L’Italia è il paese dell’immobilità sociale, ci racconta il rapporto Censis 2016. E lo è secondo una doppia frattura, che riguarda sia le condizioni socio-economiche che la condizione anagrafica, come fotografato da un dato assolutamente impressionante: «l’immobilità sociale genera insicurezza, che spiega l’incremento dei flussi di cash. Rispetto al 2007, dall’inizio della crisi gli italiani hanno accumulato liquidità aggiuntiva per 114,3 miliardi di euro, un valore superiore al Pil di un Paese intero come l’Ungheria», scrive il Censis.
Una ricchezza, perciò, che esiste, ma che è “collocata” male, in maniera iniqua, e che genera rendite del cui godimento beneficiano in pochi: «con una incidenza degli investimenti sul Pil pari al 16,6% nel 2015, l’Italia si colloca non solo a grande distanza dalla media europea (19,5%), da Francia (21,5%), Germania (19,9%), Spagna (19,7%) e Regno Unito (16,9%), ma è tornata ai livelli minimi dal dopoguerra. Emerge una Italia rentier, che si limita a utilizzare le risorse di cui dispone senza proiezione sul futuro, con il rischio di svendere pezzo a pezzo l’argenteria di famiglia».
Sono questi i dati di un paese che rischia di fossilizzarsi, di non godere più dei benefici egualitari che genera la crescita economica, e che ha perciò bisogno di un drastico cambio di rotta nelle politiche economiche e lavorative, per far in modo che il capitale torni a essere benzina per il lavoro e quindi per la mobilità sociale. Non è un caso, appunto, che siano i giovani a risentirne di più, schiacciati dalla duplice morsa degli scarsi investimenti e della fragilità sociale e lavorativa. Sia sufficiente pensare alla diminuzione dei contratti a tempo indeterminato nei primi sei mesi del 2016 (21,3%, contro 32,4% del 2015) e al “boom” dei voucher: «277 milioni di contratti stipulati tra il 2008 e il 2015 (1.380.000 lavoratori coinvolti, con una media di 83 contratti per persona nel 2015)», dei quali ben «70 milioni […] emessi nei primi sei mesi del 2016».
Secondo il Censis è questo «il segnale che la forte domanda di flessibilità e l’abbattimento dei costi stanno alimentando l’area delle professioni non qualificate e del mercato dei “lavoretti”», ai quali si associa — come prevedibile — una bassissima produttività: «i nuovi occupati dall’inizio del 2015 sono associati a una produzione di ricchezza di soli 9.100 euro pro-capite.
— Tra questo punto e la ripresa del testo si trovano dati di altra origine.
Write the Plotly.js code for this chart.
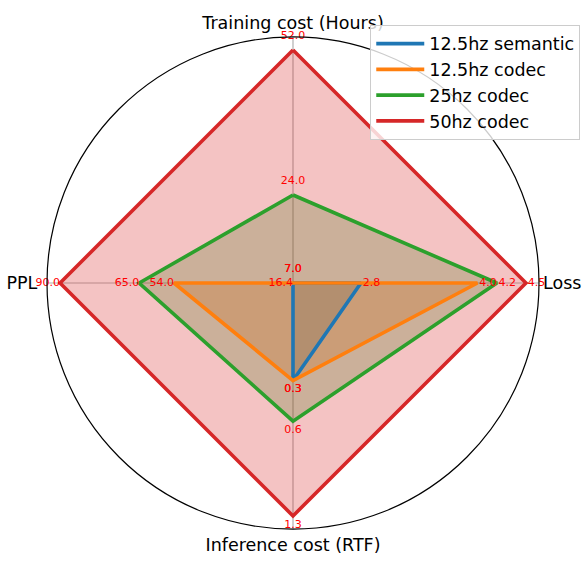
<!DOCTYPE html>
<html>
<head>
<meta charset="utf-8">
<script src="https://cdn.plot.ly/plotly-3.0.1.min.js"></script>
<style>html,body{margin:0;padding:0;background:#fff;}#chart{width:582px;height:563px;}</style>
</head>
<body>
<div id="chart"></div>
<script>
// ---- data ----
const axisNames = ["Training cost (Hours)", "Loss", "Inference cost (RTF)", "PPL"];
const seriesNames = ["12.5hz semantic", "12.5hz codec", "25hz codec", "50hz codec"];
const semantic125 = [7.0, 2.8, 0.3, 16.4];
const codec125 = [7.0, 4.0, 0.3, 54.0];
const codec25 = [24.0, 4.2, 0.6, 65.0];
const codec50 = [52.0, 4.5, 1.3, 90.0];
// per-axis scale (low, high) used to map each axis to the radius
const axisLow = [7.0, 2.1, -0.42, 16.4];
const axisHigh = [52.0, 4.5, 1.3, 90.0];

// ---- presentation ----
const angles = [90, 0, 270, 180];
const colors = ["#1f77b4", "#ff7f0e", "#2ca02c", "#d62728"];
const fills = ["rgba(31,119,180,0.27)", "rgba(255,127,14,0.27)", "rgba(44,160,44,0.27)", "rgba(214,39,40,0.28)"];
const labelOffset = [0.034, 0.045, 0.038, 0.0];
const labelPos = ["top center", "middle center", "middle center", "middle left"];
const tickLabels = axisNames.map((s, i) => i === 3 ? s + "\u00a0" : s);

const allSeries = [semantic125, codec125, codec25, codec50];
function norm(vals) { return vals.map((v, i) => (v - axisLow[i]) / (axisHigh[i] - axisLow[i])); }

const traces = [];
allSeries.forEach((vals, k) => {
  const r = norm(vals);
  traces.push({
    type: "scatterpolar", mode: "none",
    r: r.concat([r[0]]), theta: angles.concat([angles[0]]), thetaunit: "degrees",
    fill: "toself", fillcolor: fills[k],
    showlegend: false, hoverinfo: "skip"
  });
});
allSeries.forEach((vals, k) => {
  const r = norm(vals);
  traces.push({
    type: "scatterpolar", mode: "lines",
    r: r.concat([r[0]]), theta: angles.concat([angles[0]]), thetaunit: "degrees",
    name: seriesNames[k],
    line: {color: colors[k], width: 3.6},
    hoverinfo: "skip"
  });
});
allSeries.forEach((vals, k) => {
  const r = norm(vals).map((x, i) => x + labelOffset[i]);
  traces.push({
    type: "scatterpolar", mode: "text",
    r: r, theta: angles, thetaunit: "degrees",
    text: vals.map(v => v.toFixed(1)),
    textposition: labelPos, cliponaxis: false,
    textfont: {color: "red", size: 11, family: "DejaVu Sans"},
    showlegend: false, hoverinfo: "skip"
  });
});

const layout = {
  width: 582, height: 563,
  margin: {l: 47, r: 43, t: 37, b: 34, autoexpand: false},
  paper_bgcolor: "#fff",
  font: {family: "DejaVu Sans", color: "#000"},
  showlegend: true,
  legend: {
    xref: "container", yref: "container",
    x: 0.997, xanchor: "right", y: 0.956, yanchor: "top",
    bgcolor: "rgba(255,255,255,0.8)", bordercolor: "#cccccc", borderwidth: 1,
    font: {size: 17.5, family: "DejaVu Sans"}, tracegroupgap: 0, itemwidth: 48
  },
  polar: {
    bgcolor: "#fff",
    domain: {x: [0, 1], y: [0, 1]},
    radialaxis: {range: [0, 1.056], visible: false, showgrid: false},
    angularaxis: {
      thetaunit: "degrees", rotation: 0, direction: "counterclockwise",
      tickmode: "array", tickvals: angles, ticktext: tickLabels,
      ticks: "",
      showline: true, linecolor: "#000", linewidth: 1.2,
      showgrid: true, gridcolor: "#b0b0b0", gridwidth: 1.2,
      tickfont: {size: 17.5, family: "DejaVu Sans", color: "#000"}
    }
  }
};
Plotly.newPlot("chart", traces, layout, {displayModeBar: false, staticPlot: true});
</script>
</body>
</html>
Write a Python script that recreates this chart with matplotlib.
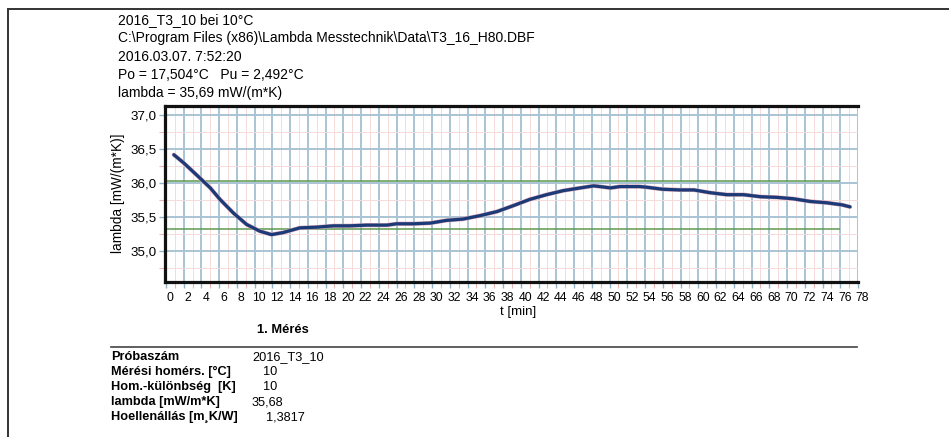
import matplotlib
matplotlib.use("Agg")
import matplotlib.pyplot as plt
import matplotlib.patheffects as pe
import matplotlib.transforms as mtransforms
from matplotlib.lines import Line2D
from matplotlib.ticker import MultipleLocator, FuncFormatter

plt.rcParams["font.family"] = ["Liberation Sans", "DejaVu Sans"]

W, H = 949, 437

# measured curve: t [min] vs lambda [mW/(m*K)]
t_min = [0.9, 2.0, 3.8, 5.0, 6.1, 7.6, 9.1, 10.6, 11.9, 13.2, 15.1, 17.0,
         18.9, 20.7, 22.6, 24.9, 26.0, 27.9, 29.8, 31.6, 33.5, 35.4, 37.3,
         39.2, 41.0, 42.9, 44.8, 46.7, 48.2, 48.9, 50.1, 51.2, 53.4, 54.2,
         56.0, 58.0, 59.5, 61.3, 63.2, 65.1, 67.0, 68.9, 70.7, 72.6, 74.5,
         76.2, 77.1]
lam = [36.42, 36.30, 36.08, 35.93, 35.76, 35.56, 35.39, 35.29, 35.24, 35.27,
       35.34, 35.35, 35.37, 35.37, 35.38, 35.38, 35.40, 35.40, 35.41, 35.45,
       35.47, 35.52, 35.58, 35.67, 35.76, 35.83, 35.89, 35.93, 35.96, 35.95,
       35.93, 35.95, 35.95, 35.94, 35.91, 35.90, 35.90, 35.86, 35.83, 35.83,
       35.80, 35.79, 35.77, 35.73, 35.71, 35.68, 35.65]

# green reference levels and their time span
ref_levels = [36.03, 35.32]
ref_span = (0, 76)

header = [
    "2016_T3_10 bei 10°C",
    "C:\\Program Files (x86)\\Lambda Messtechnik\\Data\\T3_16_H80.DBF",
    "2016.03.07. 7:52:20",
    "Po = 17,504°C   Pu = 2,492°C",
    "lambda = 35,69 mW/(m*K)",
]

table_labels = ["Próbaszám", "Mérési homérs. [°C]", "Hom.-különbség  [K]",
                "lambda [mW/m*K]", "Hoellenállás [m\u00b8K/W]"]
table_values = ["2016_T3_10", "10", "10", "35,68", "1,3817"]
table_value_x = [252, 263, 263, 252, 266]


def fx(px):
    return px / W


def fy(py):
    return 1 - py / H


fig = plt.figure(figsize=(W / 100, H / 100), dpi=100)

# page frame (top and left edges)
fig.add_artist(Line2D([fx(8), 1], [fy(9), fy(9)], color="#333333", lw=1.4))
fig.add_artist(Line2D([fx(8), fx(8)], [fy(9), 0], color="#333333", lw=1.4))

for i, line in enumerate(header):
    fig.text(fx(118), fy(20 + 18.3 * i), line, fontsize=10, va="center", ha="left")

ax = fig.add_axes([fx(165), fy(282), fx(858 - 165), (282 - 106) / H])
ax.set_xlim(-0.1, 78.0)
ax.set_ylim(34.54, 37.14)

ax.xaxis.set_major_locator(MultipleLocator(2))
ax.xaxis.set_minor_locator(MultipleLocator(1))
ax.yaxis.set_major_locator(MultipleLocator(0.5))
ax.yaxis.set_minor_locator(MultipleLocator(0.25))
ax.yaxis.set_major_formatter(FuncFormatter(lambda v, p: f"{v:.1f}".replace(".", ",")
                                           if v >= 34.99 else ""))

ax.grid(which="major", color="#a9c4d4", lw=1.4)
ax.grid(which="minor", color="#f5dada", lw=0.7)
ax.set_axisbelow(True)

ax.tick_params(which="major", length=4, width=1.0, color="#8fb3c8", pad=2)
ax.tick_params(which="minor", length=4, width=0.8, color="#e8b4b4")
ax.tick_params(axis="x", labelsize=8.8, pad=3)
ax.tick_params(axis="y", labelsize=9.6, pad=2)

# tick labels sit a little right of the grid lines in the original
shift = mtransforms.ScaledTranslation(4.5 / 100, 0, fig.dpi_scale_trans)
for lab in ax.get_xticklabels():
    lab.set_transform(lab.get_transform() + shift)

for side in ("left", "top", "bottom"):
    ax.spines[side].set_linewidth(2.3)
    ax.spines[side].set_color("#111111")
ax.spines["right"].set_visible(False)

ax.hlines(ref_levels, ref_span[0], ref_span[1], color="#5f9a4f", lw=1.1, zorder=2)

ax.plot(t_min, lam, color="#1b3a78", lw=2.3, solid_capstyle="round", zorder=3,
        path_effects=[pe.Stroke(linewidth=3.0, foreground="#d8a4b4"), pe.Normal()])

fig.text(fx(118), fy(193), "lambda [mW/(m*K)]", fontsize=9.8, rotation=90,
         ha="center", va="center")
fig.text(fx(518), fy(312), "t [min]", fontsize=9.5, ha="center", va="center")
fig.text(fx(283), fy(330), "1. Mérés", fontsize=9.3, fontweight="bold",
         ha="center", va="center")

fig.add_artist(Line2D([fx(111), fx(857)], [fy(347), fy(347)], color="#444444", lw=1.2))

for i, (lab, val, vx) in enumerate(zip(table_labels, table_values, table_value_x)):
    yy = fy(357 + 15.1 * i)
    fig.text(fx(111), yy, lab, fontsize=9.2, fontweight="bold", va="center")
    fig.text(fx(vx), yy, val, fontsize=9.2, va="center")

fig.savefig("out.png", dpi=100)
La produttività si è ridotta da 16.949 euro per occupato (I trimestre 2015) a 16.812 euro (II trimestre 2016). Se la produttività fosse rimasta costante, nell’ultimo anno e mezzo il Pil sarebbe cresciuto complessivamente dell’1,8% e non solo dello 0,9% come invece abbiamo registrato».
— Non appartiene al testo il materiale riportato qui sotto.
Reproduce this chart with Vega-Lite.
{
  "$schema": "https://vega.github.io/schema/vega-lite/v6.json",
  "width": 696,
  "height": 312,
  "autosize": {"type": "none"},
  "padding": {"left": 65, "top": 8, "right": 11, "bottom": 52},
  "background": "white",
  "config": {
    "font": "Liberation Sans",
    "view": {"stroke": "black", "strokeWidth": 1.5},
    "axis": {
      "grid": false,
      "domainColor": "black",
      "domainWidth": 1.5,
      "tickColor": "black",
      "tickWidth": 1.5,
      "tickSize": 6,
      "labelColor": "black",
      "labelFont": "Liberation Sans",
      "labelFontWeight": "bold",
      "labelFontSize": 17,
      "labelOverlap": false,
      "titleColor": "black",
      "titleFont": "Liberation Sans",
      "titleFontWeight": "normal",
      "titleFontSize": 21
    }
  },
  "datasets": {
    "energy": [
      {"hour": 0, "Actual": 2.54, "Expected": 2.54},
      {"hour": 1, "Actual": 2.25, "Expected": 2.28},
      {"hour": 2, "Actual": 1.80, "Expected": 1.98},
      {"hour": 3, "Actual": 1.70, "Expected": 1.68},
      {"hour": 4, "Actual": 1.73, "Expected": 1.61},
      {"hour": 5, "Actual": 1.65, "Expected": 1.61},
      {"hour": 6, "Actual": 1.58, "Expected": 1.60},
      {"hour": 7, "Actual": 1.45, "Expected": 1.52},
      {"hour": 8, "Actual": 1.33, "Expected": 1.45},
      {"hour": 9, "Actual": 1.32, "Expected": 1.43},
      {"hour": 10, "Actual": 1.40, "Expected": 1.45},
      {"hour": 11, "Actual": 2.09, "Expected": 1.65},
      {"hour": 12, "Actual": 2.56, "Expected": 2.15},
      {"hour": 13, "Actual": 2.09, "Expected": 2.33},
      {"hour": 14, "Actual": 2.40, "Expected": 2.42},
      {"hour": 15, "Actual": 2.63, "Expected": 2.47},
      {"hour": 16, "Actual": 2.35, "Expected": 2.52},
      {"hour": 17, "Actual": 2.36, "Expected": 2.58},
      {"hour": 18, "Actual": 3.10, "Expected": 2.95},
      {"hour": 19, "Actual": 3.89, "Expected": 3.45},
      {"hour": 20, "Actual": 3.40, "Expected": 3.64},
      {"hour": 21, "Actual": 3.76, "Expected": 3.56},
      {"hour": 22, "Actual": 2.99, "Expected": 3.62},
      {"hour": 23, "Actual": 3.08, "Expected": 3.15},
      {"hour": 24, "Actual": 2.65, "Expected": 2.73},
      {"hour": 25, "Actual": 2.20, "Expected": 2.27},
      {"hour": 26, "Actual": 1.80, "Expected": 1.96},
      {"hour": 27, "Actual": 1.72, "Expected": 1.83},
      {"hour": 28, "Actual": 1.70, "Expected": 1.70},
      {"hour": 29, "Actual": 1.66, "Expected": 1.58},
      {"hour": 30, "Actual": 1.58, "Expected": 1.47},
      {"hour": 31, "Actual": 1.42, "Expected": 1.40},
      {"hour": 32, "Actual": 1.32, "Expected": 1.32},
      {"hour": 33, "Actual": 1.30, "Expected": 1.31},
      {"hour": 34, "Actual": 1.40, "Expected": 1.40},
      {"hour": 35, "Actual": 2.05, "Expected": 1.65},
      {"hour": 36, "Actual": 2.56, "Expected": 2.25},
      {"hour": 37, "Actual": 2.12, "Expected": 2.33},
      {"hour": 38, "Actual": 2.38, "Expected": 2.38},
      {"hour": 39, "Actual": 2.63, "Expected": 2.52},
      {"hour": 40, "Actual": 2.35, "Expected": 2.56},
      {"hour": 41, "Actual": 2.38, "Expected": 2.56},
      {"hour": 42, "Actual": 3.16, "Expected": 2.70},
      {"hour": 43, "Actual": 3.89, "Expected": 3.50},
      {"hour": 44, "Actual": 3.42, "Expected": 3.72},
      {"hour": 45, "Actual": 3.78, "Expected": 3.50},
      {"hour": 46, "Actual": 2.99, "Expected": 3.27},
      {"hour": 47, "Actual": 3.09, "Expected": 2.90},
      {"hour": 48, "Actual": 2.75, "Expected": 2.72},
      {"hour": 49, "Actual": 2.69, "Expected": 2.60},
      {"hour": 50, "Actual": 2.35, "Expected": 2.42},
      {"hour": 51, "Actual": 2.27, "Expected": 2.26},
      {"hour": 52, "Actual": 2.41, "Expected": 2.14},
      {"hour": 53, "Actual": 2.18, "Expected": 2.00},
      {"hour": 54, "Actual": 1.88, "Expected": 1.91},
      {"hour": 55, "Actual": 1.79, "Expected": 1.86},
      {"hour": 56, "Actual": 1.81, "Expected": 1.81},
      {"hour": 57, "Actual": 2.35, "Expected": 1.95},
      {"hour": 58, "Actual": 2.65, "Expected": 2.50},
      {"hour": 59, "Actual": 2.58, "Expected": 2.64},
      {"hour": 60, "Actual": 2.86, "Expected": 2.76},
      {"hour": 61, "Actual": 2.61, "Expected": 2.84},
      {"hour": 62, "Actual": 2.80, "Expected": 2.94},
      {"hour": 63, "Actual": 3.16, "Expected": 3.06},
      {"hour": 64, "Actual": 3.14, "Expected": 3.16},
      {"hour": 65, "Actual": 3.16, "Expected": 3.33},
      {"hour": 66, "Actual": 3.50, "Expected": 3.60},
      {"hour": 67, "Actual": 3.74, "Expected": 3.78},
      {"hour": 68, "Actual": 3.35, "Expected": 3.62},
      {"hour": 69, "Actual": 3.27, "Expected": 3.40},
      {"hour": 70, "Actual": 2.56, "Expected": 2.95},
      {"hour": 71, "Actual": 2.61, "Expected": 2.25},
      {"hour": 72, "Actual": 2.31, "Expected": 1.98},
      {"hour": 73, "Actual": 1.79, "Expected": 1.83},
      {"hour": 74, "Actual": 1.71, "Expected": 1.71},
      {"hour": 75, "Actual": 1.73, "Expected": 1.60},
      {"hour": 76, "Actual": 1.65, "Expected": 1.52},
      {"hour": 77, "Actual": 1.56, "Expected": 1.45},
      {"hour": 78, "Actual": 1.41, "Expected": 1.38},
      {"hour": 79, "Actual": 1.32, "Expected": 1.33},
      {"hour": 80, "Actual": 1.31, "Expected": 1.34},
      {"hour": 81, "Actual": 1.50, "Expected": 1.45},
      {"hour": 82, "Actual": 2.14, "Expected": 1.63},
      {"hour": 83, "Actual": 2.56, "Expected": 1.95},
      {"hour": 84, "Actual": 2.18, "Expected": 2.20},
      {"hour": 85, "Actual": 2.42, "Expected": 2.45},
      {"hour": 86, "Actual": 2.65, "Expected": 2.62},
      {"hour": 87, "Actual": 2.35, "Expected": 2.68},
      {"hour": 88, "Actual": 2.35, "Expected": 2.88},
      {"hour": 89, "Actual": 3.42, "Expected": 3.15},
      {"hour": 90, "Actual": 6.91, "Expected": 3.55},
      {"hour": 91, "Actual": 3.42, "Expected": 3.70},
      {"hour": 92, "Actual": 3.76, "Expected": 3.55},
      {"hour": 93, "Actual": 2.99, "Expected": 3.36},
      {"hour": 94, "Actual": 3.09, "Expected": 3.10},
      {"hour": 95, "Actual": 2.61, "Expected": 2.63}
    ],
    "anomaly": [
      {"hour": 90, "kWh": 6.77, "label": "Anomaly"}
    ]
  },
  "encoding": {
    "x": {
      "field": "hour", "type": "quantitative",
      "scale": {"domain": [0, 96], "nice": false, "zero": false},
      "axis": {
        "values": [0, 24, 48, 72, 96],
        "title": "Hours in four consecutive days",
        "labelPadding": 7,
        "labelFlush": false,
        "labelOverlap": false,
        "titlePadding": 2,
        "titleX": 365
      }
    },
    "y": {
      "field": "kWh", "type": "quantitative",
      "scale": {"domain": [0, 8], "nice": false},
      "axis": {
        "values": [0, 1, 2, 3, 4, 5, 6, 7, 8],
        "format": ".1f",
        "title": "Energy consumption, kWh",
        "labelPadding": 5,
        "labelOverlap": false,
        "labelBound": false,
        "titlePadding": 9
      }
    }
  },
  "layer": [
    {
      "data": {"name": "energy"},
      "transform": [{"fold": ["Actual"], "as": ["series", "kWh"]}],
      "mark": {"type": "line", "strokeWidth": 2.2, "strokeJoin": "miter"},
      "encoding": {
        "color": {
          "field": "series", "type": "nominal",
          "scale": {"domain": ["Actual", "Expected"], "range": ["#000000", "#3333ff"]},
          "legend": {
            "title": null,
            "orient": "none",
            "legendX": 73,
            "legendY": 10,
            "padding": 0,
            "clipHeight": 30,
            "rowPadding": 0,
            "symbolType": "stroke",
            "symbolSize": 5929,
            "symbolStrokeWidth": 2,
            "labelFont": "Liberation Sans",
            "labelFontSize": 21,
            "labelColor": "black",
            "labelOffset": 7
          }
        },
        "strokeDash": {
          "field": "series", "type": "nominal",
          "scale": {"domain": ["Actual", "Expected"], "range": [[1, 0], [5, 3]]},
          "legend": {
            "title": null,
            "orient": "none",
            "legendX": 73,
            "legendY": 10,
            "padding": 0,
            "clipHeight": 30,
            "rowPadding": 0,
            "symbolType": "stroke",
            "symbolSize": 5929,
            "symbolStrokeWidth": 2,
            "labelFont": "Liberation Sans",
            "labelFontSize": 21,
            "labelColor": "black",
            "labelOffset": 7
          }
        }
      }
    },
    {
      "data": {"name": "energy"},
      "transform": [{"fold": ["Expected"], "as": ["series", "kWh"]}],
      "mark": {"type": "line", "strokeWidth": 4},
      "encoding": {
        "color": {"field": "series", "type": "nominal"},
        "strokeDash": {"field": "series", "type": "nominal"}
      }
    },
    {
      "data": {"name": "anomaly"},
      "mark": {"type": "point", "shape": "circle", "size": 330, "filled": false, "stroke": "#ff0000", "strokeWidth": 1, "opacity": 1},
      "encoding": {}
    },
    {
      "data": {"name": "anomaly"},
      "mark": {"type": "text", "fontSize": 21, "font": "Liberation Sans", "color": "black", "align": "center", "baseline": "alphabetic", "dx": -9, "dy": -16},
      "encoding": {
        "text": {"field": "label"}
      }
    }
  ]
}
Si tratta di (non) cambiamenti che avevamo già registrato e che ci hanno spinto, nelle scorse settimane, a intervenire con numerosi emendamenti sulla legge di Bilancio, oltre che ad avanzare una proposta complessiva (e strutturale: basta bonus a pioggia!) tutta votata all’uguaglianza: dieci semplici punti, tutti con le relative coperture, per passare dalla rendita ai redditi, alla tutela del lavoro precario e alla lotta alla povertà.